Her credentials? Certification by the nonprofit San Jose-based American Handwriting Analysis Foundation, which tests candidates on theory and skills. "There is no government standard, unfortunately," laments Lowe, who wishes graphology could shed its fortuneteller image.

She is explaining the three elements of handwriting analysis--the upper, middle and lower zones. The upper zone, where the upward loops of those b's, g's and h's land, represents the abstract, the imagination. The middle zone, where letters rest on a line or invisible line, represents day-to-day functioning, relationships. The lower zone, where bottom loops go, represents the past, the subconscious, dreams. What counts, Lowe says, is the interaction of all.

Now, about that valentine. . . . One characteristic does not a bad romantic risk make, but there are signs that you may be looking for love in all the wrong places:

* Inconsistent handwriting, with letters of different sizes or a changing slant, may signal an inability to commit, unreliability. Failure to connect the last letter in a word also signals "difficulty in making a final commitment."

* Wide spaces between words indicate emotional isolation or a need for space. Lowe's examples: Oscar Wilde, Emily Dickinson.

* Short loops at the bottom of letters? Possibly a lack of interest in sex. Extra-wide loops? More sexual fantasy than prowess. "They talk, they don't act."

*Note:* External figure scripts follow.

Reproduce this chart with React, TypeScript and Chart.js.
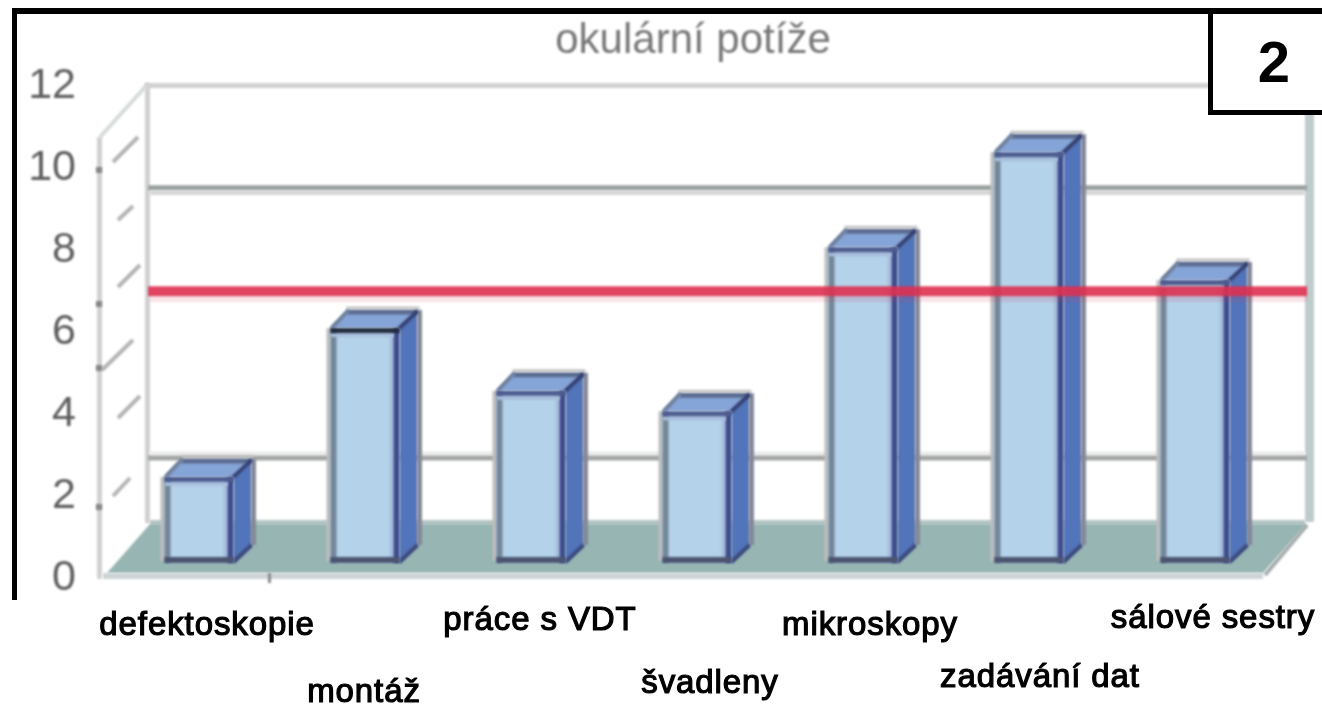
import React, { useEffect, useRef } from "react";
import { Chart, registerables } from "chart.js";

Chart.register(...registerables);

const chartTitle = "okulární potíže";
const panelNumber = "2";
const categories = ["defektoskopie", "montáž", "práce s VDT", "švadleny", "mikroskopy", "zadávání dat", "sálové sestry"];
const barValues = [2.1, 5.73, 4.2, 3.7, 7.7, 10.02, 6.9];
const referenceLevel = 6.63;
const wallRuleLevels = [2.56, 9.15];
const wallSpan = [-0.307, 6.675];
const yTickStep = 2;
const yTickMax = 12;

const labelNudge = [8, -1, 9, 13, 7, 11, 18];
const labelBaseline = [635, 702, 630, 693, 635, 687, 628];
const wallDashes = [
  [113, 162, 138, 137], [118, 220, 133, 206], [118, 287, 140, 265],
  [102, 370, 133, 340], [118, 418, 140, 396], [113, 496, 130, 478],
];
const wallTicks = [170, 304, 368, 507];

const DEPTH = 18;

const rect = (ctx: any, x: number, y: number, w: number, h: number, c: string) => {
  ctx.fillStyle = c;
  ctx.fillRect(x, y, w, h);
};

const poly = (ctx: any, pts: number[][], c: string) => {
  ctx.fillStyle = c;
  ctx.beginPath();
  pts.forEach(([x, y], i) => (i ? ctx.lineTo(x, y) : ctx.moveTo(x, y)));
  ctx.closePath();
  ctx.fill();
};

const line = (ctx: any, x0: number, y0: number, x1: number, y1: number, c: string, w: number) => {
  ctx.strokeStyle = c;
  ctx.lineWidth = w;
  ctx.beginPath();
  ctx.moveTo(x0, y0);
  ctx.lineTo(x1, y1);
  ctx.stroke();
};

const scenePlugin = {
  id: "scene",
  afterLayout(chart: any) {
    chart.titleBlock.left -= 4;
    chart.titleBlock.right -= 4;
  },
  beforeDraw(chart: any) {
    chart.ctx.filter = "blur(0.9px)";
  },
  beforeDatasetsDraw(chart: any) {
    const ctx = chart.ctx;
    // back wall
    rect(ctx, 145, 83, 1070, 5, "#D2D2D2");
    rect(ctx, 145, 83, 5, 440, "#D0D0D0");
    rect(ctx, 1305, 110, 9, 412, "#BFCCCC");
    rect(ctx, 150, 191, 1155, 4, "#D4D7D5");
    rect(ctx, 150, 451, 1155, 5, "#EDEFEE");
    // left wall
    rect(ctx, 97, 137, 5, 442, "#D0D0D0");
    line(ctx, 100, 137, 147, 85, "#D5DADA", 4);
    wallDashes.forEach(([a, b, c, d]) => line(ctx, a, b, c, d, "#B4B4B4", 4));
    wallTicks.forEach((y) => rect(ctx, 96, y - 3, 6, 6, "#888888"));
    // floor
    rect(ctx, 150, 520, 1155, 5, "#B4C6C3");
    poly(ctx, [[150, 524], [1307, 524], [1263, 573], [107, 573]], "#97B5B3");
    rect(ctx, 103, 573, 1160, 6, "#CDD4D6");
    line(ctx, 1265, 575, 1307, 525, "#A5ACAC", 4);
    rect(ctx, 268, 573, 3, 10, "#8A8A8A");
  },
  beforeDatasetDraw(chart: any, args: any) {
    if (args.meta.type !== "bar") return;
    const ctx = chart.ctx;
    args.meta.data.forEach((b: any) => {
      const x0 = b.x - b.width / 2;
      const x1 = b.x + b.width / 2;
      const top = b.y;
      const base = b.base;
      rect(ctx, x0 - 4, top, 5, base - top - 2, "#BDBDBD");
      poly(ctx, [[x1, top], [x1 + DEPTH, top - DEPTH], [x1 + DEPTH, base - DEPTH], [x1, base]], "#5274BA");
      poly(ctx, [[x0, top], [x0 + DEPTH, top - DEPTH], [x1 + DEPTH, top - DEPTH], [x1, top]], "#85A5D8");
      line(ctx, x0 + DEPTH - 1, top - DEPTH + 2, x1 + DEPTH, top - DEPTH + 2, "#5C6C90", 5);
      line(ctx, x0 + DEPTH - 2, top - DEPTH - 2, x1 + DEPTH + 2, top - DEPTH - 2, "#C4C4C4", 3);
      line(ctx, x1 + DEPTH + 2, top - DEPTH, x1 + DEPTH + 2, base - DEPTH, "#84889A", 5);
      line(ctx, x0 + 1, top, x0 + DEPTH, top - DEPTH, "#6F809C", 4);
      line(ctx, x1 - 1, top + 1, x1 + DEPTH, top - DEPTH + 1, "#333F72", 4);
      line(ctx, x1, base - 1, x1 + DEPTH, base - DEPTH, "#3C4A7C", 4);
    });
  },
  afterDatasetDraw(chart: any, args: any) {
    if (args.meta.type !== "bar") return;
    const ctx = chart.ctx;
    args.meta.data.forEach((b: any, i: number) => {
      const x0 = b.x - b.width / 2;
      const x1 = b.x + b.width / 2;
      rect(ctx, x1 - 10, b.y, 5, b.base - b.y, "#A8BEDC");
      rect(ctx, x0, b.y, 6, b.base - b.y, "#748798");
      rect(ctx, x1 - 6, b.y, 6, b.base - b.y, "#3E4C8C");
      rect(ctx, x0, b.y + 5, b.width - 6, 4, "#A8BEDC");
      rect(ctx, x0, b.y, b.width, 5, i === 1 ? "#252D40" : "#4E5C90");
      rect(ctx, x0, b.base - 6, b.width, 6, "#4C5570");
    });
  },
  afterDatasetsDraw(chart: any) {
    rect(chart.ctx, 150, 296, 1157, 6, "rgba(215,60,90,0.14)");
  },
  afterDraw(chart: any) {
    const ctx = chart.ctx;
    const xs = chart.scales.x;
    ctx.save();
    ctx.filter = "blur(0.5px)";
    ctx.font = "33px 'Liberation Sans', sans-serif";
    ctx.letterSpacing = "0.9px";
    ctx.textAlign = "center";
    ctx.textBaseline = "alphabetic";
    ctx.fillStyle = "#000000";
    ctx.strokeStyle = "#000000";
    ctx.lineWidth = 1.2;
    categories.forEach((c, i) => {
      const x = xs.getPixelForValue(i) + labelNudge[i];
      ctx.fillText(c, x, labelBaseline[i]);
      ctx.strokeText(c, x, labelBaseline[i]);
    });
    ctx.restore();
    ctx.save();
    ctx.filter = "none";
    // frame and number box, sharp in the reference
    rect(ctx, 1213, 14, 109, 96, "#FFFFFF");
    rect(ctx, 12, 8, 1310, 6, "#000000");
    rect(ctx, 12, 8, 5, 592, "#000000");
    rect(ctx, 1208, 14, 5, 101, "#000000");
    rect(ctx, 1208, 110, 114, 5, "#000000");
    ctx.font = "bold 58px 'Liberation Sans', sans-serif";
    ctx.textAlign = "center";
    ctx.textBaseline = "alphabetic";
    ctx.fillStyle = "#000000";
    ctx.fillText(panelNumber, 1274, 82);
    ctx.restore();
    ctx.filter = "none";
  },
};

export default function App() {
  const ref = useRef<HTMLCanvasElement>(null);

  useEffect(() => {
    const chart = new Chart(ref.current as HTMLCanvasElement, {
      type: "bar",
      data: {
        labels: categories,
        datasets: [
          {
            type: "line",
            label: "wall rules low",
            data: [{ x: wallSpan[0], y: wallRuleLevels[0] }, { x: wallSpan[1], y: wallRuleLevels[0] }],
            xAxisID: "xWall",
            yAxisID: "yBars",
            borderColor: "#A2A5A4",
            borderWidth: 5,
            pointRadius: 0,
            clip: false,
            order: 3,
          },
          {
            type: "line",
            label: "wall rules high",
            data: [{ x: wallSpan[0], y: wallRuleLevels[1] }, { x: wallSpan[1], y: wallRuleLevels[1] }],
            xAxisID: "xWall",
            yAxisID: "yBars",
            borderColor: "#9AA09F",
            borderWidth: 5,
            pointRadius: 0,
            clip: false,
            order: 3,
          },
          {
            type: "bar",
            label: "okulární potíže",
            data: barValues,
            xAxisID: "x",
            yAxisID: "yBars",
            backgroundColor: "#B4D2EA",
            borderWidth: 0,
            grouped: false,
            categoryPercentage: 1,
            barPercentage: 0.4157,
            order: 2,
          },
          {
            type: "line",
            label: "reference",
            data: [{ x: wallSpan[0], y: referenceLevel }, { x: wallSpan[1], y: referenceLevel }],
            xAxisID: "xWall",
            yAxisID: "yBars",
            borderColor: "rgba(222,48,80,0.9)",
            borderWidth: 10,
            pointRadius: 0,
            clip: false,
            order: 1,
          },
        ],
      } as any,
      options: {
        responsive: false,
        animation: false,
        layout: { padding: { left: 0, top: 16, right: 44, bottom: 128 } },
        plugins: {
          legend: { display: false },
          tooltip: { enabled: false },
          title: {
            display: true,
            text: chartTitle,
            fullSize: false,
            color: "#787878",
            font: { family: "'Liberation Sans', sans-serif", size: 42, weight: "normal", lineHeight: 1.2 },
            padding: { top: 0, bottom: 19.6 },
          },
        },
        scales: {
          x: { type: "category", display: false },
          xWall: { type: "linear", display: false, min: -0.5, max: 6.5, offset: false },
          yBars: { type: "linear", display: false, min: -0.366, max: 11.634 },
          y: {
            type: "linear",
            position: "left",
            min: 0,
            max: yTickMax,
            grid: { display: false },
            border: { display: false },
            ticks: {
              stepSize: yTickStep,
              padding: 32,
              color: "#5E5E5E",
              font: { family: "'Liberation Sans', sans-serif", size: 43 },
            },
            afterFit: (s: any) => {
              s.width = 116;
            },
          },
        },
      } as any,
      plugins: [scenePlugin],
    });
    return () => chart.destroy();
  }, []);

  return (
    <canvas
      ref={ref}
      width={1322}
      height={706}
      style={{ position: "absolute", left: 0, top: 0, display: "block", background: "#FFFFFF" }}
    />
  );
}
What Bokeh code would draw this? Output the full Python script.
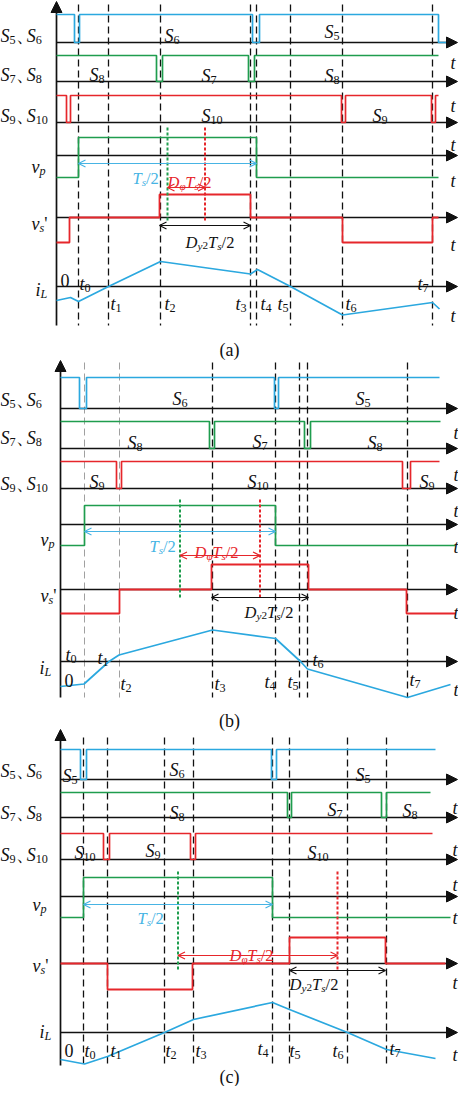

* Peculiar loops, with curlicues or knots, could mean your lover's a bit kinky. Bottom loops drifting to the left? Mr. Right may be "looking for mothering."

* Big circles dotting those i's? Walt Disney did it. In him it was probably a sign of imagination, but circle-makers are usually immature people seeking attention.

* Does the object of your affections print, not write in script? "Printing covers up emotions," Lowe says. This person may be hard to get close to.

* If you're a party person seeking same, look for a right slanter. A left slanter's apt to be more of a recluse. "Handwriting is like body language," Lowe says. When a person leans toward you while shaking your hand, you've just met a right slanter.

Lowe's file yields a sample of mass murderer Jeffrey Dahmer's writing. What one notices first is that his a's and o's are open at the bottom. To Lowe, that indicates "a real inability to relate to people." A loner. No graphologist could have predicted his criminal behavior, she emphasizes--handwriting analysis is an imperfect science--but it does provide clues to psychological makeup.